Un jour, quand même…
Nos postes émetteurs ne sont pas illégaux, comme le déclarent les radios étrangères. Ce sont nos émissions légales qui, à cause de l’agression, ont dû passer en clandestinité. Le congrès extraordinaire de notre parti n’est pas illégal ; ce sont « nos frères » qui ont contraint les autorités légales, le président, le gouvernement, le Parlement, les journaux à agir en clandestinité. Ils ont également forcé le Parti communiste à travailler en clandestinité dans un Etat souverain et allié. Et nous travaillons ! Les journaux sortent, bien que les services de rédaction et les imprimeries soient occupés. La radio fonctionne : onze postes émetteurs de onze régions tchèques et slovaques diffusent sans arrêt, jour et nuit. Comment ? On vous le dira plus tard. Mais le rôle de cette radio est primordial, c’est notre seul moyen de liaison directe. La vie culturelle est complètement arrêtée ; les cinémas et théâtres ne jouent pas… (Zut ! On tire de nouveau, devant notre maison… Il est minuit !) En quelques jours, Prague est devenue une ville en état de siège !
Nous ne savons rien ; nous ne connaissons rien ; nous ne connaissons personne, lorsque les troupes d’intervention nous interrogent. Après des discussions, hélas vaines, maintenant, nous avons décidé d’ignorer nos occupants : « Le cirque soviétique de nouveau à Prague… Ne pas les nourrir, pas d’eau pour l’occupant ! Ne pas les provoquer », dit un tract.
Durant la nuit du 25 au 26 août, on a tiré de nouveau dans notre rue. Hier, ils ont tiré sur une voiture de secours, et ont tué un motocycliste. Cela continue, et c’est de plus en plus dur.

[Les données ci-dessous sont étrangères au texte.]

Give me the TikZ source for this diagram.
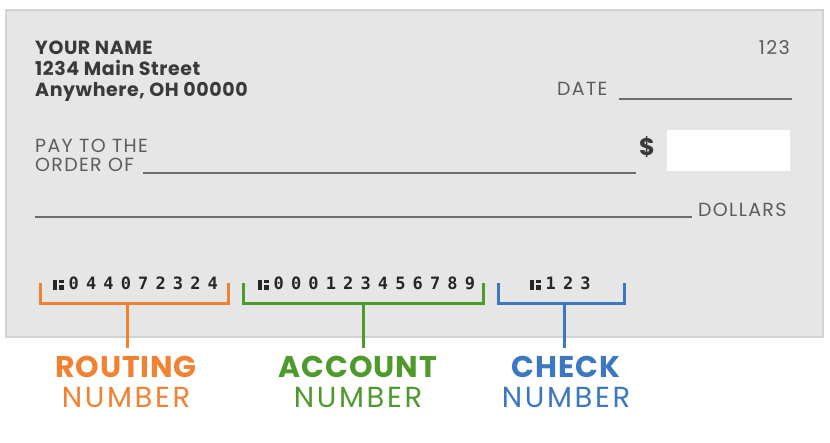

Pensez à nous, aidez-nous en disant et diffusant la vérité ! Le courrier et les communications téléphoniques sont bloqués. Essayez, s’il vous plaît, de m’envoyer une carte postale innocente pour que je sache que vous avez bien reçu ma lettre. Tout est contrôlé, bien sûr ! Mais un jour, quand même, ce jeu devra avoir certaines règles. Pour le moment, il n’y en a pas, donc personne n’est sûr de rien.